In other versions of Tableau, I’ve got 20 or so different custom color palettes. This is just a training example, so I’ve got four in here at the moment, but they all have a similar syntax. You open the color palette, you give it a name, and you give it a type. You then close the color palette. By the way, I will be providing this syntax in the related content below this video. Then between opening and closing the color palette, you simply type in the six digit hex codes.
Make sure you save the preferences file. And I’m going to click OK here, and I will also save this file. These colors won’t appear until you close and reopen Tableau, so I actually need to go ahead and close Tableau Desktop. And now let’s go modify these colors and see if we have that new palette available to us. I’ll click on the Color Marks Card, click Edit Colors, and use this dropdown. And your custom color palettes will always show up at the bottom of this list.
And, sure enough, we have something new called Playfair Data TV Live Example. That’s the new Regular, or what I call Discrete, color palette. Now remember, when we were looking up these colors, we already mapped those. So just to show you that those are always available to us and give you one more example, I’m going to cancel out of this. And instead of coloring the bars by Region, I will color them by, say, Shipping Mode. I’ll drag that dimension to the Color Marks Card.

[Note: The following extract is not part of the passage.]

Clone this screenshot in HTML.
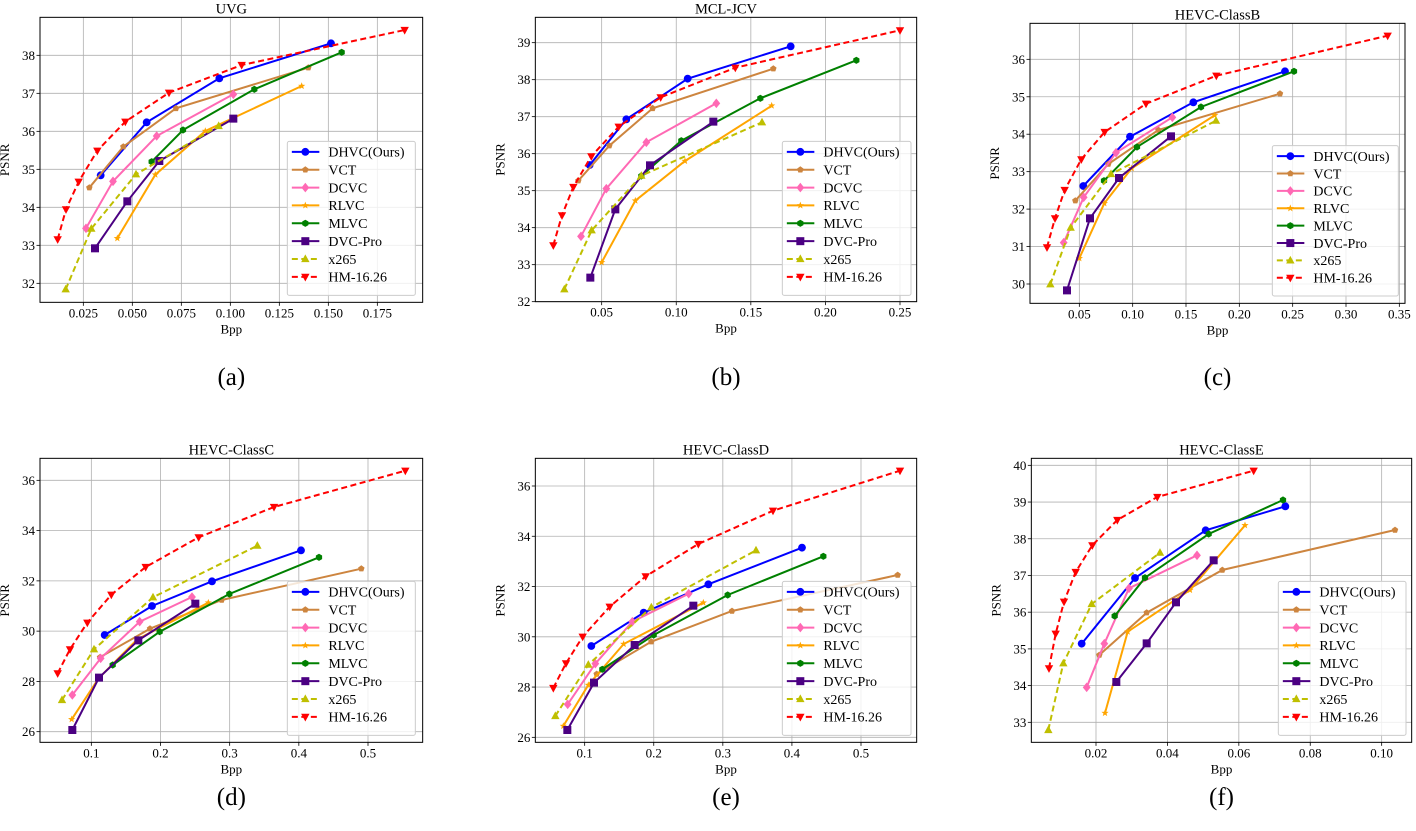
<!DOCTYPE html>
<html><head><meta charset="utf-8">
<style>
html,body{margin:0;padding:0;background:#fff;}
svg{display:block;}
text{font-family:"Liberation Serif","DejaVu Serif",serif;fill:#000;}
.cap{font-family:"Liberation Serif","Times New Roman",serif;}
</style></head>
<body>
<svg id="s" width="1416" height="831" xmlns="http://www.w3.org/2000/svg"></svg>
<script>
const NS="http://www.w3.org/2000/svg";
const S=document.getElementById('s');
function el(t,a,p){const e=document.createElementNS(NS,t);for(const k in a)e.setAttribute(k,a[k]);(p||S).appendChild(e);return e;}
function tx(x,y,s,a){const e=el('text',Object.assign({x:x,y:y},a||{}));e.textContent=s;return e;}
const names=["DHVC(Ours)","VCT","DCVC","RLVC","MLVC","DVC-Pro","x265","HM-16.26"];
const cols=["#0000ff","#cd853f","#ff69b4","#ffa500","#008000","#4b0082","#bfbf00","#ff0000"];
const mk=["o","p","D","*","h","s","^","v"];
function poly(n,r,rot){let a=[];for(let i=0;i<n;i++){const t=rot+i*2*Math.PI/n;a.push([r*Math.cos(t),r*Math.sin(t)]);}return a;}
function marker(g,m,x,y,c){
  let pts;
  if(m=="o"){el('circle',{cx:x,cy:y,r:3.9,fill:c},g);return;}
  if(m=="p")pts=poly(5,3.4,-Math.PI/2);
  if(m=="D")pts=[[0,-4.8],[3.9,0],[0,4.8],[-3.9,0]];
  if(m=="h")pts=poly(6,3.6,-Math.PI/2);
  if(m=="s")pts=[[-4,-4],[4,-4],[4,4],[-4,4]];
  if(m=="^")pts=[[0,-4.6],[4.2,3.1],[-4.2,3.1]];
  if(m=="v")pts=[[0,4.6],[4.2,-3.1],[-4.2,-3.1]];
  if(m=="*"){pts=[];for(let i=0;i<10;i++){const r=i%2?1.6:3.8,t=-Math.PI/2+i*Math.PI/5;pts.push([r*Math.cos(t),r*Math.sin(t)]);}}
  el('polygon',{points:pts.map(p=>(x+p[0]).toFixed(2)+","+(y+p[1]).toFixed(2)).join(" "),fill:c},g);
}
function range(a,b,s){let r=[];for(let v=a;v<=b+1e-9;v+=s)r.push(v);return r;}
const P=[
 {ox:0,oy:0,title:"UVG",cap:"(a)",box:[120,52,1268,907],
  xt:range(0,6,1).map(i=>[250+147*i,(0.025*(i+1)).toFixed(3)]),
  yt:range(32,38,1).map(v=>[166+114*(38-v),""+v]),
  leg:[862,424,1246,886],
  s:[[[302,526],[440,367],[658,235],[993,130]],
     [[268,563],[370,440],[528,325],[925,203]],
     [[258,685],[339,544],[470,408],[700,283]],
     [[352,715],[466,524],[616,393],[905,258]],
     [[455,485],[549,390],[763,268],[1025,157]],
     [[285,745],[382,604],[478,483],[700,356]],
     [[197,868],[274,686],[408,523],[656,378]],
     [[173,718],[198,628],[236,545],[292,452],[376,365],[507,278],[725,195],[1214,90]]]},
 {ox:470,oy:0,title:"MCL-JCV",cap:"(b)",box:[196,52,1340,905],
  xt:range(0,4,1).map(i=>[395+223.75*i,(0.05*(i+1)).toFixed(2)]),
  yt:range(32,39,1).map(v=>[128+111*(39-v),""+v]),
  leg:[937,424,1323,886],
  s:[[[359,495],[469,358],[653,236],[962,139]],
     [[325,542],[418,437],[548,325],[910,206]],
     [[333,709],[409,566],[529,427],[739,310]],
     [[395,787],[496,602],[645,483],[905,317]],
     [[514,528],[634,422],[871,295],[1159,181]],
     [[361,833],[436,628],[540,496],[730,365]],
     [[283,868],[365,691],[514,527],[876,367]],
     [[250,736],[276,646],[310,561],[364,469],[446,380],[572,292],[796,203],[1290,91]]]},
 {ox:940,oy:0,title:"HEVC-ClassB",cap:"(c)",box:[270,70,1395,910],
  xt:range(0,6,1).map(i=>[418+160*i,(0.05*(i+1)).toFixed(2)]),
  yt:range(30,36,1).map(v=>[178+112.33*(36-v),""+v]),
  leg:[997,437,1375,888],
  s:[[[430,558],[570,410],[760,307],[1035,214]],
     [[406,602],[505,492],[655,390],[1020,281]],
     [[371,728],[431,592],[528,458],[697,352]],
     [[418,775],[493,610],[575,505],[824,346]],
     [[492,542],[591,441],[783,321],[1062,214]],
     [[381,871],[450,655],[537,534],[693,409]],
     [[331,853],[392,683],[513,522],[828,362]],
     [[321,742],[345,655],[374,570],[424,478],[494,396],[618,311],[829,227],[1343,107]]]},
 {ox:0,oy:420,title:"HEVC-ClassC",cap:"(d)",box:[120,115,1268,967],
  xt:range(0,4,1).map(i=>[274+207.5*i,(0.1*(i+1)).toFixed(1)]),
  yt:range(26,36,2).map(v=>[181+75.4*(36-v),""+v]),
  leg:[862,484,1246,946],
  s:[[[314,645],[456,558],[636,484],[903,391]],
     [[300,712],[450,626],[665,540],[1084,446]],
     [[217,825],[302,715],[419,605],[576,531]],
     [[215,898],[296,775],[412,658],[625,548]],
     [[338,735],[479,635],[688,522],[957,412]],
     [[217,930],[297,773],[415,661],[586,551]],
     [[186,840],[282,688],[459,532],[772,377]],
     [[173,760],[210,688],[262,608],[334,524],[437,441],[596,352],[822,261],[1216,152]]]},
 {ox:470,oy:420,title:"HEVC-ClassD",cap:"(e)",box:[196,115,1340,967],
  xt:range(0,4,1).map(i=>[344+207.25*i,(0.1*(i+1)).toFixed(1)]),
  yt:range(26,36,2).map(v=>[198+75.4*(36-v),""+v]),
  leg:[937,484,1323,946],
  s:[[[364,678],[521,578],[715,493],[996,383]],
     [[380,762],[544,665],[786,573],[1283,465]],
     [[293,853],[376,731],[487,605],[656,521]],
     [[280,918],[355,795],[461,672],[700,548]],
     [[397,748],[551,645],[773,525],[1060,409]],
     [[292,930],[372,788],[494,675],[670,557]],
     [[256,888],[355,734],[544,562],[858,391]],
     [[250,804],[288,730],[338,650],[419,560],[527,469],[685,372],[909,272],[1290,152]]]},
 {ox:940,oy:420,title:"HEVC-ClassE",cap:"(f)",box:[274,115,1415,967],
  xt:range(0,4,1).map(i=>[468+214.25*i,(0.02*(i+1)).toFixed(2)]),
  yt:range(33,40,1).map(v=>[136+110.14*(40-v),""+v]),
  leg:[1015,484,1398,946],
  s:[[[425,671],[585,474],[797,331],[1036,259]],
     [[478,705],[620,578],[847,450],[1365,330]],
     [[440,802],[493,671],[567,505],[771,406]],
     [[495,879],[563,635],[750,510],[915,316]],
     [[524,588],[615,473],[806,342],[1029,240]],
     [[529,786],[620,670],[708,547],[821,421]],
     [[325,930],[370,730],[455,552],[660,398]],
     [[327,745],[347,641],[372,545],[407,456],[457,376],[532,300],[652,231],[941,152]]]}
];
P.forEach(p=>{
  const X=v=>p.ox+v/3, Y=v=>p.oy+v/3;
  const [bx0,by0,bx1,by1]=p.box.map((v,i)=>i%2?Y(v):X(v));
  const g=el('g',{});
  p.xt.forEach(t=>{const x=X(t[0]);
    el('line',{x1:x,x2:x,y1:by0,y2:by1,stroke:"#b0b0b0","stroke-width":0.8},g);
    el('line',{x1:x,x2:x,y1:by1,y2:by1+3.5,stroke:"#000","stroke-width":0.8},g);
    tx(x,by1+15,t[1],{"font-size":"13","text-anchor":"middle"});});
  p.yt.forEach(t=>{const y=Y(t[0]);
    el('line',{x1:bx0,x2:bx1,y1:y,y2:y,stroke:"#b0b0b0","stroke-width":0.8},g);
    el('line',{x1:bx0-3.5,x2:bx0,y1:y,y2:y,stroke:"#000","stroke-width":0.8},g);
    tx(bx0-5,y+4.5,t[1],{"font-size":"13","text-anchor":"end"});});
  const cx=(bx0+bx1)/2;
  tx(cx,by0-4,p.title,{"font-size":"14.5","text-anchor":"middle"});
  tx(cx,by1+31,"Bpp",{"font-size":"13","text-anchor":"middle"});
  const py=(by0+by1)/2, pxl=bx0-31;
  tx(pxl,py,"PSNR",{"font-size":"13","text-anchor":"middle",transform:`rotate(-90 ${pxl} ${py})`});
  tx(cx,p.oy+385,p.cap,{"font-size":"25","text-anchor":"middle","class":"cap"});
  const clip="c"+p.ox+"_"+p.oy;
  const cp=el('clipPath',{id:clip});el('rect',{x:bx0,y:by0,width:bx1-bx0,height:by1-by0},cp);
  const sg=el('g',{"clip-path":`url(#${clip})`});
  p.s.forEach((s,i)=>{
    el('polyline',{points:s.map(q=>X(q[0]).toFixed(1)+","+Y(q[1]).toFixed(1)).join(" "),fill:"none",stroke:cols[i],"stroke-width":2,"stroke-dasharray":i>=6?"6,3.5":"none"},sg);
    s.forEach(q=>marker(sg,mk[i],X(q[0]),Y(q[1]),cols[i]));
  });
  el('rect',{x:bx0,y:by0,width:bx1-bx0,height:by1-by0,fill:"none",stroke:"#000","stroke-width":1});
  const [lx0,ly0,lx1,ly1]=[X(p.leg[0]),Y(p.leg[1]),X(p.leg[2]),Y(p.leg[3])];
  el('rect',{x:lx0,y:ly0,width:lx1-lx0,height:ly1-ly0,fill:"#fff","fill-opacity":0.8,stroke:"#ccc","stroke-width":1,rx:2});
  const step=(ly1-ly0-20)/7.5;
  names.forEach((n,i)=>{
    const y=ly0+10.5+step*i;
    el('line',{x1:lx0+4.5,x2:lx0+32,y1:y,y2:y,stroke:cols[i],"stroke-width":2,"stroke-dasharray":i>=6?"6,3.5":"none"});
    marker(S,mk[i],lx0+18,y,cols[i]);
    tx(lx0+41,y+4.8,n,{"font-size":"14"});
  });
});
</script>
</body></html>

By default, it goes back to the default Tableau color palette. But now if I click in here to modify those discrete colors, my newly created custom color palette will be listed here, and I can remap these. Just click on each dimension member and choose the new custom color, click OK, and we’ve just modified the colors with something custom that we had available to us because we modified the code of our preferences file.
This has been Ryan with Playfair Data TV – thanks for watching!